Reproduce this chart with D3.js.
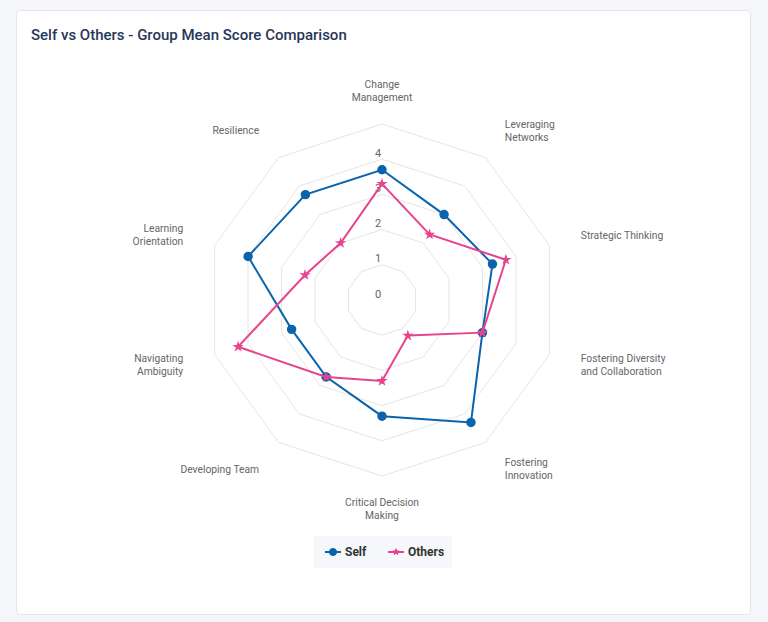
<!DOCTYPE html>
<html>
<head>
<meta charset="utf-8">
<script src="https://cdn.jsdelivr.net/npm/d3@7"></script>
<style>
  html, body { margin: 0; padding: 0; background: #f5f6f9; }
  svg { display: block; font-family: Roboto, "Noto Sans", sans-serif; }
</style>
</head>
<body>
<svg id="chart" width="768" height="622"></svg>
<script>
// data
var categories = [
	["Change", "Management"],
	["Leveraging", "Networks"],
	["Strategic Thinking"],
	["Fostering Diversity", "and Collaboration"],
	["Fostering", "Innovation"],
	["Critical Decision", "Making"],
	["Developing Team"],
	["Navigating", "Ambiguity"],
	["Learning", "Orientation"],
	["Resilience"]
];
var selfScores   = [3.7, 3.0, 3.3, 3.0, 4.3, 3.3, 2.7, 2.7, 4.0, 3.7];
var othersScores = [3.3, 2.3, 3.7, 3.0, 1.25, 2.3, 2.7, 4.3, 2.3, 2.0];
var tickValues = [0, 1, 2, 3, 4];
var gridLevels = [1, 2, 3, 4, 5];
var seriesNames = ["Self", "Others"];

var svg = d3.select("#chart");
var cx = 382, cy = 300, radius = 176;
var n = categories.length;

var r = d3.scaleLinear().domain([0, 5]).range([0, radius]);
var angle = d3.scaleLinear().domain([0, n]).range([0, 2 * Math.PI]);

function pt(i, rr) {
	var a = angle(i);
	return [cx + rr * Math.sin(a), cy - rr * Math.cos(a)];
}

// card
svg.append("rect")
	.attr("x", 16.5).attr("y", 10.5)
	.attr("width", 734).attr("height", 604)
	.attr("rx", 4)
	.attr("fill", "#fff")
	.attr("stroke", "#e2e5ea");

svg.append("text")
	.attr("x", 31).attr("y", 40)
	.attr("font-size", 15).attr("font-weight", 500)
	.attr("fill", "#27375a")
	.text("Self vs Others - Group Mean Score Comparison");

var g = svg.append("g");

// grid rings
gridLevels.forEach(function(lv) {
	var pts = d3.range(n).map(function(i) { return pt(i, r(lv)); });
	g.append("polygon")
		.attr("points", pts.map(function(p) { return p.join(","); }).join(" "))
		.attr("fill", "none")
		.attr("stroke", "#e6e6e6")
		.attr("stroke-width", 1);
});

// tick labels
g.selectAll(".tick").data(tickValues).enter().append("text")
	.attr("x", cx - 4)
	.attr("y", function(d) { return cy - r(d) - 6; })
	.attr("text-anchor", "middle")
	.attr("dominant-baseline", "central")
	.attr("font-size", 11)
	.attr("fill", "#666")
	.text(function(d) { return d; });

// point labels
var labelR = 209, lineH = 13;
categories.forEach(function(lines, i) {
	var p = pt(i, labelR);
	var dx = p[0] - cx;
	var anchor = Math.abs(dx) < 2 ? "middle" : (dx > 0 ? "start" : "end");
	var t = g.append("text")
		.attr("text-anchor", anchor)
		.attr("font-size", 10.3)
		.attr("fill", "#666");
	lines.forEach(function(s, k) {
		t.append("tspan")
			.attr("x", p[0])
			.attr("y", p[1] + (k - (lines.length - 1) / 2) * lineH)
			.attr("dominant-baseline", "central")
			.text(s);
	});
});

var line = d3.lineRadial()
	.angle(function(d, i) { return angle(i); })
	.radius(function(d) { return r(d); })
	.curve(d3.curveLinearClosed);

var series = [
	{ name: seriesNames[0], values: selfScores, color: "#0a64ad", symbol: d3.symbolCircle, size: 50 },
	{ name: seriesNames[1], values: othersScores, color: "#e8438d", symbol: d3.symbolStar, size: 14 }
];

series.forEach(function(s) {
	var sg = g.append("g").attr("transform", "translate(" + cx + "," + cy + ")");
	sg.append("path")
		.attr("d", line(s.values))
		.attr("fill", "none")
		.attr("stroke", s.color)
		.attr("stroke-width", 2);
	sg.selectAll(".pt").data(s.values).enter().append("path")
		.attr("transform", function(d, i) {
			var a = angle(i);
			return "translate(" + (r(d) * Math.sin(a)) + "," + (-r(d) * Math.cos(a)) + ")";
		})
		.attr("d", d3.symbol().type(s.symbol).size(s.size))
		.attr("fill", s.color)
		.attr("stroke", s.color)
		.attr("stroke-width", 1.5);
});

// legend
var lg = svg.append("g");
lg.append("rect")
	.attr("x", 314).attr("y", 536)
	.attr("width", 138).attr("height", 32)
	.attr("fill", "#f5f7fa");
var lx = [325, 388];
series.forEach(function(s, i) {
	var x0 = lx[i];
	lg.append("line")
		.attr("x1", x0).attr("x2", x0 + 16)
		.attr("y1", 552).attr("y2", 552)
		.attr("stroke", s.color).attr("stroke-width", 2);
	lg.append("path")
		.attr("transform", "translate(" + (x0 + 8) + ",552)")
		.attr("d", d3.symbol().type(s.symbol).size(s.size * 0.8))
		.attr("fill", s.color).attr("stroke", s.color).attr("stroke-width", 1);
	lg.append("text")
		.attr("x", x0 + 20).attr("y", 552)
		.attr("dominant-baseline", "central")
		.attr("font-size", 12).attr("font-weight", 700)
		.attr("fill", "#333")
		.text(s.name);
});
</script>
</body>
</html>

# WRITTEN EXERCISE:
Write the lines above out again exactly, without any of their pictures.

# TASK SOLUTION:
Reproduce this chart with D3.js.
<!DOCTYPE html>
<html>
<head>
<meta charset="utf-8">
<script src="https://cdn.jsdelivr.net/npm/d3@7"></script>
<style>
  html, body { margin: 0; padding: 0; background: #f5f6f9; }
  svg { display: block; font-family: Roboto, "Noto Sans", sans-serif; }
</style>
</head>
<body>
<svg id="chart" width="768" height="622"></svg>
<script>
// data
var categories = [
	["Change", "Management"],
	["Leveraging", "Networks"],
	["Strategic Thinking"],
	["Fostering Diversity", "and Collaboration"],
	["Fostering", "Innovation"],
	["Critical Decision", "Making"],
	["Developing Team"],
	["Navigating", "Ambiguity"],
	["Learning", "Orientation"],
	["Resilience"]
];
var selfScores   = [3.7, 3.0, 3.3, 3.0, 4.3, 3.3, 2.7, 2.7, 4.0, 3.7];
var othersScores = [3.3, 2.3, 3.7, 3.0, 1.25, 2.3, 2.7, 4.3, 2.3, 2.0];
var tickValues = [0, 1, 2, 3, 4];
var gridLevels = [1, 2, 3, 4, 5];
var seriesNames = ["Self", "Others"];

var svg = d3.select("#chart");
var cx = 382, cy = 300, radius = 176;
var n = categories.length;

var r = d3.scaleLinear().domain([0, 5]).range([0, radius]);
var angle = d3.scaleLinear().domain([0, n]).range([0, 2 * Math.PI]);

function pt(i, rr) {
	var a = angle(i);
	return [cx + rr * Math.sin(a), cy - rr * Math.cos(a)];
}

// card
svg.append("rect")
	.attr("x", 16.5).attr("y", 10.5)
	.attr("width", 734).attr("height", 604)
	.attr("rx", 4)
	.attr("fill", "#fff")
	.attr("stroke", "#e2e5ea");

svg.append("text")
	.attr("x", 31).attr("y", 40)
	.attr("font-size", 15).attr("font-weight", 500)
	.attr("fill", "#27375a")
	.text("Self vs Others - Group Mean Score Comparison");

var g = svg.append("g");

// grid rings
gridLevels.forEach(function(lv) {
	var pts = d3.range(n).map(function(i) { return pt(i, r(lv)); });
	g.append("polygon")
		.attr("points", pts.map(function(p) { return p.join(","); }).join(" "))
		.attr("fill", "none")
		.attr("stroke", "#e6e6e6")
		.attr("stroke-width", 1);
});

// tick labels
g.selectAll(".tick").data(tickValues).enter().append("text")
	.attr("x", cx - 4)
	.attr("y", function(d) { return cy - r(d) - 6; })
	.attr("text-anchor", "middle")
	.attr("dominant-baseline", "central")
	.attr("font-size", 11)
	.attr("fill", "#666")
	.text(function(d) { return d; });

// point labels
var labelR = 209, lineH = 13;
categories.forEach(function(lines, i) {
	var p = pt(i, labelR);
	var dx = p[0] - cx;
	var anchor = Math.abs(dx) < 2 ? "middle" : (dx > 0 ? "start" : "end");
	var t = g.append("text")
		.attr("text-anchor", anchor)
		.attr("font-size", 10.3)
		.attr("fill", "#666");
	lines.forEach(function(s, k) {
		t.append("tspan")
			.attr("x", p[0])
			.attr("y", p[1] + (k - (lines.length - 1) / 2) * lineH)
			.attr("dominant-baseline", "central")
			.text(s);
	});
});

var line = d3.lineRadial()
	.angle(function(d, i) { return angle(i); })
	.radius(function(d) { return r(d); })
	.curve(d3.curveLinearClosed);

var series = [
	{ name: seriesNames[0], values: selfScores, color: "#0a64ad", symbol: d3.symbolCircle, size: 50 },
	{ name: seriesNames[1], values: othersScores, color: "#e8438d", symbol: d3.symbolStar, size: 14 }
];

series.forEach(function(s) {
	var sg = g.append("g").attr("transform", "translate(" + cx + "," + cy + ")");
	sg.append("path")
		.attr("d", line(s.values))
		.attr("fill", "none")
		.attr("stroke", s.color)
		.attr("stroke-width", 2);
	sg.selectAll(".pt").data(s.values).enter().append("path")
		.attr("transform", function(d, i) {
			var a = angle(i);
			return "translate(" + (r(d) * Math.sin(a)) + "," + (-r(d) * Math.cos(a)) + ")";
		})
		.attr("d", d3.symbol().type(s.symbol).size(s.size))
		.attr("fill", s.color)
		.attr("stroke", s.color)
		.attr("stroke-width", 1.5);
});

// legend
var lg = svg.append("g");
lg.append("rect")
	.attr("x", 314).attr("y", 536)
	.attr("width", 138).attr("height", 32)
	.attr("fill", "#f5f7fa");
var lx = [325, 388];
series.forEach(function(s, i) {
	var x0 = lx[i];
	lg.append("line")
		.attr("x1", x0).attr("x2", x0 + 16)
		.attr("y1", 552).attr("y2", 552)
		.attr("stroke", s.color).attr("stroke-width", 2);
	lg.append("path")
		.attr("transform", "translate(" + (x0 + 8) + ",552)")
		.attr("d", d3.symbol().type(s.symbol).size(s.size * 0.8))
		.attr("fill", s.color).attr("stroke", s.color).attr("stroke-width", 1);
	lg.append("text")
		.attr("x", x0 + 20).attr("y", 552)
		.attr("dominant-baseline", "central")
		.attr("font-size", 12).attr("font-weight", 700)
		.attr("fill", "#333")
		.text(s.name);
});
</script>
</body>
</html>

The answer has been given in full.